First, I noticed the $\tan(-\theta)$ part. My teacher taught me that tangent is an "odd" function, which means $\tan(-\theta)$ is the same as $-\tan(\theta)$. So, I changed the expression to:
$$\frac{1-\tan (\theta)}{-\tan (\theta)}$$
Next, I remembered that $\tan(\theta)$ can be written as $\frac{\sin(\theta)}{\cos(\theta)}$. I love turning everything into sines and cosines, it makes things clearer! So I replaced all the $\tan(\theta)$ parts:
$$\frac{1-\frac{\sin (\theta)}{\cos (\theta)}}{-\frac{\sin (\theta)}{\cos (\theta)}}$$
Now it looks a bit messy with fractions inside fractions, right? Let's clean up the top part (the numerator). I need a common denominator for $1$ and $\frac{\sin(\theta)}{\cos(\theta)}$. That common denominator is $\cos(\theta)$. So, $1$ becomes $\frac{\cos(\theta)}{\cos(\theta)}$:
$$\frac{\frac{\cos (\theta)}{\cos (\theta)}-\frac{\sin (\theta)}{\cos (\theta)}}{-\frac{\sin (\theta)}{\cos (\theta)}} = \frac{\frac{\cos (\theta)-\sin (\theta)}{\cos (\theta)}}{-\frac{\sin (\theta)}{\cos (\theta)}}$$
Now I have one big fraction being divided by another big fraction. When you divide fractions, you "keep, change, flip"! That means you keep the top fraction, change the division to multiplication, and flip the bottom fraction upside down:
$$\frac{\cos (\theta)-\sin (\theta)}{\cos (\theta)} \times \frac{\cos (\theta)}{-\sin (\theta)}$$
Look! There's a $\cos(\theta)$ on the top and a $\cos(\theta)$ on the bottom, so they cancel each other out! That's super neat!

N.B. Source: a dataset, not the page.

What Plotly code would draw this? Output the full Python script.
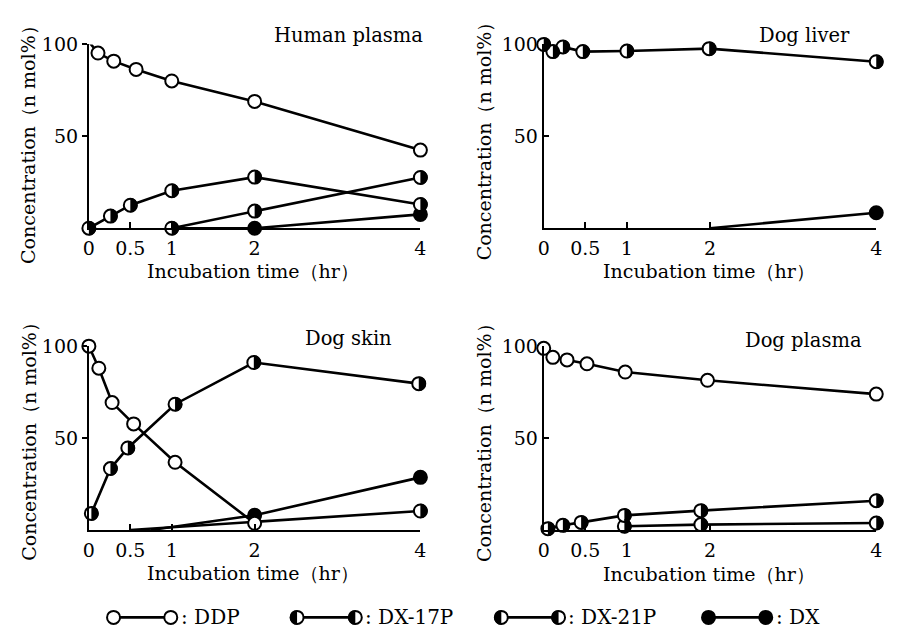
import plotly.graph_objects as go

# ---------------- data ----------------
panel_titles = ["Human plasma", "Dog liver", "Dog skin", "Dog plasma"]
series_names = ["DDP", "DX-17P", "DX-21P", "DX"]
xtick_vals = [0, 0.5, 1, 2, 4]
xtick_text = ["0", "0.5", "1", "2", "4"]
ytick_vals = [50, 100]
ytick_text = ["50", "100"]

# Human plasma
hp_ddp_t = [0, 0.11, 0.3, 0.57, 1, 2, 4]
hp_ddp_c = [101.5, 95.3, 90.9, 86.4, 80.1, 69.0, 42.5]
hp_17p_t = [0, 0.26, 0.5, 1, 2, 4]
hp_17p_c = [0, 6.6, 12.5, 20.4, 27.8, 12.9]
hp_21p_t = [1, 2, 4]
hp_21p_c = [0, 9.3, 27.6]
hp_dx_t = [1, 2, 4]
hp_dx_c = [0, 0, 7.5]

# Dog liver
dl_17p_t = [0, 0.11, 0.23, 0.47, 1.0, 1.99, 4.0]
dl_17p_c = [100, 96.1, 98.6, 96.1, 96.4, 97.7, 90.6]
dl_dx_t = [2, 4]
dl_dx_c = [0, 8.4]

# Dog skin
ds_ddp_t = [0, 0.12, 0.28, 0.54, 1.04, 2.0]
ds_ddp_c = [100, 88.0, 69.3, 57.7, 36.8, 3.6]
ds_17p_t = [0.03, 0.26, 0.47, 1.04, 1.99, 3.98]
ds_17p_c = [9.0, 33.4, 44.6, 68.4, 91.1, 79.6]
ds_21p_t = [0.5, 2, 4]
ds_21p_c = [0, 4.5, 10.3]
ds_dx_t = [0.75, 2, 4]
ds_dx_c = [0, 8.0, 28.6]

# Dog plasma
dp_ddp_t = [0, 0.11, 0.28, 0.52, 0.98, 1.97, 4.0]
dp_ddp_c = [98.8, 93.9, 92.5, 90.4, 85.9, 81.4, 73.9]
dp_17p_t = [0.05, 0.23, 0.45, 0.97, 1.89, 4.0]
dp_17p_c = [0.7, 2.5, 4.1, 7.9, 10.5, 15.9]
dp_21p_t = [0.97, 1.89, 4.0]
dp_21p_c = [2.0, 2.9, 3.75]

# points drawn without a marker (line only), by index
hidden = {
    ("Human plasma", "DX"): [0],
    ("Dog liver", "DX"): [0],
    ("Dog skin", "DX-21P"): [0, 1],
    ("Dog skin", "DX"): [0],
}

data = {
    "Human plasma": {"DDP": (hp_ddp_t, hp_ddp_c), "DX-17P": (hp_17p_t, hp_17p_c),
                     "DX-21P": (hp_21p_t, hp_21p_c), "DX": (hp_dx_t, hp_dx_c)},
    "Dog liver": {"DX-17P": (dl_17p_t, dl_17p_c), "DX": (dl_dx_t, dl_dx_c)},
    "Dog skin": {"DDP": (ds_ddp_t, ds_ddp_c), "DX-17P": (ds_17p_t, ds_17p_c),
                 "DX-21P": (ds_21p_t, ds_21p_c), "DX": (ds_dx_t, ds_dx_c)},
    "Dog plasma": {"DDP": (dp_ddp_t, dp_ddp_c), "DX-17P": (dp_17p_t, dp_17p_c),
                   "DX-21P": (dp_21p_t, dp_21p_c)},
}

# ---------------- layout constants ----------------
W, H = 901, 640
FONT = "DejaVu Serif"
XR = [0, 4]
YR = [0, 100]
cols = [(84, 420), (545, 882)]       # pixel x of t=0 and t=4
rows = [(221, 34), (528, 341)]       # pixel y of 0 and 100
MS = 13      # marker size
MLW = 2      # marker outline
LW = 2.6     # data line width
R_HALF = 7.2
K = 0.5523


def px(x):
    return x / W


def py(y):
    return 1 - y / H


def half_path(side):
    r = R_HALF * side
    k = K * R_HALF * side
    rr = R_HALF
    kk = K * R_HALF
    return (f"M0,{-rr} C{k:.2f},{-rr} {r:.2f},{-kk:.2f} {r:.2f},0 "
            f"C{r:.2f},{kk:.2f} {k:.2f},{rr} 0,{rr} Z")


fig = go.Figure()
shapes = []
annotations = []
layout_axes = {}

draw_order = ["DX", "DX-21P", "DX-17P", "DDP"]
fill_style = {"DDP": "white", "DX-17P": "white", "DX-21P": "white", "DX": "black"}
half_side = {"DX-17P": 1, "DX-21P": 1}   # right half black in the plots

for i, name in enumerate(panel_titles):
    r, c = divmod(i, 2)
    n = i + 1
    xa = "x" if n == 1 else f"x{n}"
    ya = "y" if n == 1 else f"y{n}"
    xkey = "xaxis" if n == 1 else f"xaxis{n}"
    ykey = "yaxis" if n == 1 else f"yaxis{n}"
    x0p, x1p = cols[c]
    y0p, y1p = rows[r]
    layout_axes[xkey] = dict(
        domain=[px(x0p), px(x1p)], range=XR, anchor=ya,
        tickvals=xtick_vals, ticktext=xtick_text, ticks="inside", ticklen=6,
        tickwidth=2, tickcolor="black", showline=True, linewidth=2,
        linecolor="black", showgrid=False, zeroline=False,
        tickfont=dict(family=FONT, size=19, color="black"),
        ticklabelstandoff=2, fixedrange=True)
    layout_axes[ykey] = dict(
        domain=[py(y0p), py(y1p)], range=YR, anchor=xa,
        tickvals=ytick_vals, ticktext=ytick_text,
        ticks="outside" if c == 0 else "inside", ticklen=5,
        tickwidth=2, tickcolor="black", showline=True, linewidth=2,
        linecolor="black", showgrid=False, zeroline=False,
        tickfont=dict(family=FONT, size=19, color="black"), fixedrange=True)

    series = data[name]
    # lines first
    for s in draw_order:
        if s not in series:
            continue
        t, v = series[s]
        fig.add_trace(go.Scatter(x=t, y=v, mode="lines", xaxis=xa, yaxis=ya,
                                 line=dict(color="black", width=LW),
                                 cliponaxis=False, showlegend=False,
                                 hoverinfo="skip"))
    # markers
    for s in draw_order:
        if s not in series:
            continue
        t, v = series[s]
        hid = hidden.get((name, s), [])
        mt = [a for j, a in enumerate(t) if j not in hid]
        mv = [a for j, a in enumerate(v) if j not in hid]
        fig.add_trace(go.Scatter(x=mt, y=mv, mode="markers", xaxis=xa, yaxis=ya,
                                 marker=dict(size=MS, color=fill_style[s],
                                             line=dict(color="black", width=MLW)),
                                 cliponaxis=False, showlegend=False,
                                 name=s))
        if s in half_side:
            for a, b in zip(mt, mv):
                shapes.append(dict(
                    type="path", xref=f"{xa} domain", yref=f"{ya} domain",
                    xsizemode="pixel", ysizemode="pixel",
                    xanchor=(a - XR[0]) / (XR[1] - XR[0]),
                    yanchor=(b - YR[0]) / (YR[1] - YR[0]),
                    path=half_path(half_side[s]), fillcolor="black",
                    line=dict(width=0), layer="above"))

# panel titles
title_pos = [(425, 25), (857, 25), (393, 333), (870, 335)]
for name, (tx, ty) in zip(panel_titles, title_pos):
    annotations.append(dict(text=name, x=px(tx), y=py(ty), xref="paper",
                            yref="paper", xanchor="right", yanchor="middle",
                            showarrow=False,
                            font=dict(family=FONT, size=19.5, color="black")))

# axis titles
ytitle = "Concentration（n mol%）"
xtitle = "Incubation time（hr）"
for (cx, cy) in [(22.5, 131), (484, 128), (22.5, 433), (484, 435)]:
    annotations.append(dict(text=ytitle, x=px(cx), y=py(cy), xref="paper",
                            yref="paper", xanchor="center", yanchor="middle",
                            textangle=-90, showarrow=False,
                            font=dict(family=FONT, size=19, color="black")))
for (cx, cy) in [(250, 265), (712, 265), (250, 572), (712, 573)]:
    annotations.append(dict(text=xtitle, x=px(cx), y=py(cy), xref="paper",
                            yref="paper", xanchor="center", yanchor="middle",
                            showarrow=False,
                            font=dict(family=FONT, size=19, color="black")))

# custom legend
LEG_Y = 617
leg_items = [("DDP", 109, 167), ("DX-17P", 295, 354), ("DX-21P", 502, 560),
             ("DX", 712, 770)]
leg_half = {"DX-17P": -1, "DX-21P": -1}
for s, c1, c2 in leg_items:
    shapes.append(dict(type="line", xref="paper", yref="paper",
                       x0=px(c1), x1=px(c2), y0=py(LEG_Y), y1=py(LEG_Y),
                       line=dict(color="black", width=LW), layer="above"))
    for cc in (c1, c2):
        shapes.append(dict(type="circle", xref="paper", yref="paper",
                           xsizemode="pixel", ysizemode="pixel",
                           xanchor=px(cc), yanchor=py(LEG_Y),
                           x0=-MS / 2, x1=MS / 2, y0=-MS / 2, y1=MS / 2,
                           fillcolor=fill_style[s],
                           line=dict(color="black", width=MLW), layer="above"))
        if s in leg_half:
            shapes.append(dict(type="path", xref="paper", yref="paper",
                               xsizemode="pixel", ysizemode="pixel",
                               xanchor=px(cc), yanchor=py(LEG_Y),
                               path=half_path(leg_half[s]), fillcolor="black",
                               line=dict(width=0), layer="above"))
    annotations.append(dict(text=": " + s, x=px(c2 + 8), y=py(LEG_Y),
                            xref="paper", yref="paper", xanchor="left",
                            yanchor="middle", showarrow=False,
                            font=dict(family=FONT, size=20, color="black")))

fig.update_layout(width=W, height=H, margin=dict(l=0, r=0, t=0, b=0),
                  paper_bgcolor="white", plot_bgcolor="white",
                  showlegend=False, shapes=shapes, annotations=annotations,
                  **layout_axes)

fig.write_html("out.html")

$$\frac{\cos (\theta)-\sin (\theta)}{-\sin (\theta)}$$
To make it look nicer, I can move that minus sign from the denominator to the numerator, or just multiply the top and bottom by -1. I'll multiply by -1 to make the denominator positive:
$$\frac{-(\cos (\theta)-\sin (\theta))}{\sin (\theta)} = \frac{\sin (\theta)-\cos (\theta)}{\sin (\theta)}$$
This is the simplest way to write the expression using only $\sin(\theta)$ and $\cos(\theta)$. The problem asked to simplify so that no quotients appear, which sometimes means getting rid of functions like $\tan$ or $\cot$. In this case, the final simplified form still looks like a fraction because it's the most simplified way to write it with just sine and cosine. It doesn't have any $\tan$, $\cot$, $\sec$, or $\csc$ functions, and all parts are for $\theta$ only, so I think this is the best answer!